Story Collected by Natalie Cruz

I recently came across a Facebook post from our local news media source titled ‘Chicken College’ Coming to Homewood. Intrigued, I read on about a class that pretty much teaches you all of the basics in raising and caring for chickens in your very own back yard. I jokingly yelled to my mom in the kitchen, “Mommm, let’s go to Chicken College and raise chickens in our yard! Homewood allows it!” She gave me that all too familiar look and sarcastic, “Okay mija,”response I get whenever I throw a ridiculous idea at her just to see what kind of reaction I can get out of her. I told her that we could build a coop, have it fenced in, eat eggs all of the time! She then said no. No. There would be no chickens for us. I laughed and brushed it off.  

I forgot about the conversation until I had my mom fill out the Environmentally-Friendly Practices List. When we got to the Raise Chickens part, there was an immediate checkmark at the never option. I asked her about it, and it turns out, my mom and chickens have some history that has since embedded a negative view on chicken- raising for her for life.

It actually began when we lived in Guatemala. I was a baby and my mom lived with my grandma, her mother-in-law. My grandma had, from my understanding, an open room where the chickens had a coop that they could access from there and outside. This room was next to ours, and the chickens could be seen right over top of the wall that didn’t extend to the ceiling. She said they would often sleep up there. I wanted to know more about her trepidation towards chickens.

Here, she explains,

Naturally, they have chicken lice, or bird mites, and they can crawl everywhere where the chickens live. But your grandma had chickens that were located next to our room and I could find those mites in the clothes, in the kitchen, crawling on the table. They’re very tiny but I found them. I’d find them crawling on your arms and it was nasty. It’s very difficult to control where those things go, so I just assume they have them. I don’t mind the noise they [chickens] make, I love the eggs, and I like seeing them. The eggs have a stronger flavor; they taste a lot better. Like when we eathuevos tibios, boiled eggs, the flavor is five times better. It’s rich and the color of the yolk is so bright--it’s not like the white eggs here, they pale in comparison.  But just because they have those bugs, I’ll never have chickens. You were a baby and you had these rashes and I didn’t know why and those bugs were probably biting you.

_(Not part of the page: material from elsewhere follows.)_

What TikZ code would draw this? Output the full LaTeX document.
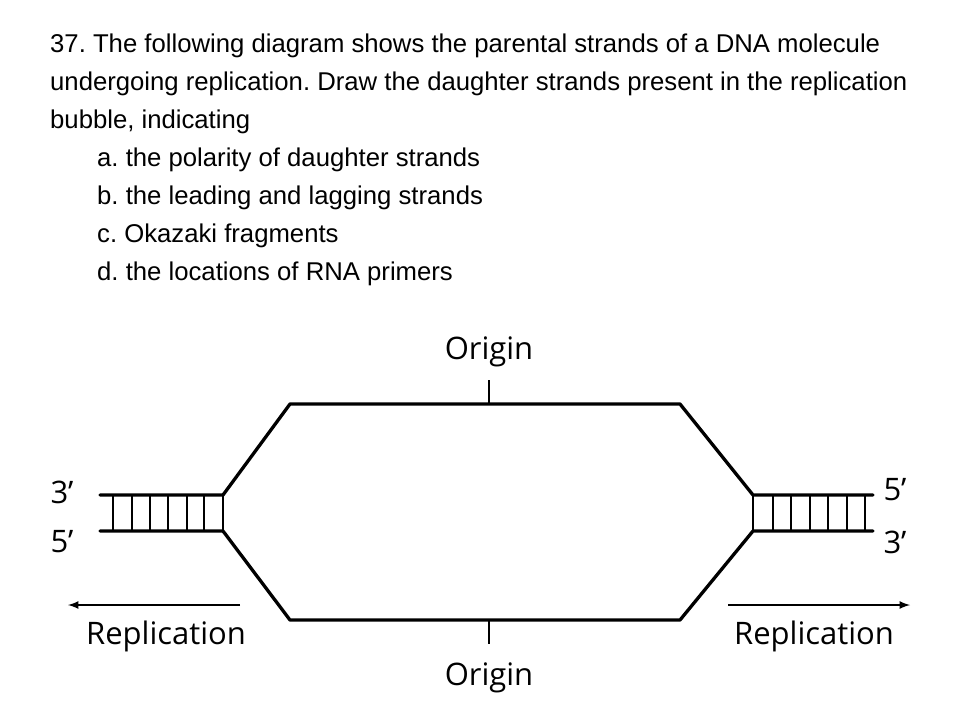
\documentclass[tikz,border=0pt]{standalone}
\usepackage{fontspec}
\setmainfont{Liberation Sans}
\newfontfamily\labelfont{Open Sans}
\usetikzlibrary{positioning}
\frenchspacing
\tikzset{
  strand/.style={line width=3.3pt, line cap=round, line join=round},
  rung/.style={line width=2.5pt},
  qtext/.style={anchor=base west, inner sep=0pt, font=\fontsize{25.7}{30}\selectfont},
  lbl/.style={inner sep=0pt, font=\labelfont\fontsize{31}{36}\selectfont},
}
\begin{document}
\begin{tikzpicture}[x=1pt, y=-1pt]
  \useasboundingbox (0,0) rectangle (964,724);
  % question text
  \node[qtext] (q1) at (50,52) {37. The following diagram shows the parental strands of a DNA molecule};
  \node[qtext] (q2) at (50,90) {undergoing replication. Draw the daughter strands present in the replication};
  \node[qtext] (q3) at (50,128) {bubble, indicating};
  \node[qtext] (qa) at (97,166) {a. the polarity of daughter strands};
  \node[qtext] (qb) at (97,204) {b. the leading and lagging strands};
  \node[qtext] (qc) at (97,242) {c. Okazaki fragments};
  \node[qtext] (qd) at (97,280) {d. the locations of RNA primers};
  % bubble corners
  \coordinate (lt) at (223,495);
  \coordinate (lb) at (223,531);
  \coordinate (rt) at (753,495);
  \coordinate (rb) at (753,531);
  \draw[strand] (100,495) -- (lt) -- (290,404) -- (680,404) -- (rt) -- (873,495);
  \draw[strand] (100,531) -- (lb) -- (290,620) -- (680,620) -- (rb) -- (873,531);
  % base pairs
  \foreach \x in {113,132,150,168,187,204,223}
    \draw[rung] (\x,495) -- (\x,531);
  \foreach \x in {753,773,791,810,828,847,865}
    \draw[rung] (\x,495) -- (\x,531);
  % ends
  \node[lbl] (l3) at (62,492) {3’};
  \node[lbl] (l5) at (62,542) {5’};
  \node[lbl] (r5) at (895,490) {5’};
  \node[lbl] (r3) at (895,542) {3’};
  % origins
  \node[lbl] (otop) at (489,352) {Origin};
  \node[lbl] (obot) at (489,678) {Origin};
  \draw[rung] (489,380) -- (489,404);
  \draw[rung] (489,620) -- (489,644);
  % replication arrows
  \node[lbl] (repl) at (166,636) {Replication};
  \node[lbl] (repr) at (814,636) {Replication};
  \draw[line width=2.5pt, -latex] (240,605) -- (68,605);
  \draw[line width=2.5pt, -latex] (728,605) -- (910,605);
\end{tikzpicture}
\end{document}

And with the chickens where will you put them in the winter? Inside of your house? No. In Guatemala they stay outside.

It’s stories like that that play so vividly in my imagination of a life that I so very briefly lived in a different land. My mom brings with her many different acts of sustainability from growing up in Guatemala that I also see myself doing too such as constantly turning off all lights when they’re not in use, or the TV when no one’s watching.  In terms of repairing things that are broken or using them for something new, my mom explained it as, “Why do I need to buy something else when I can fix this one and with a little bit of money you can still make it work? I always saw my mom sewing and fixing things, going to take classes to keep learning. So I was always watching my mom doing new things and not being afraid that you will break it. If it’s already broken, what more can you do? Just make it better.” I proudly bare that same mentality. 

Although we’ll be chicken-less in Homewood, our family practices all sorts of other sustainability habits. And I’m happy that my mom has it rooted deeply in her so that she has passed it down.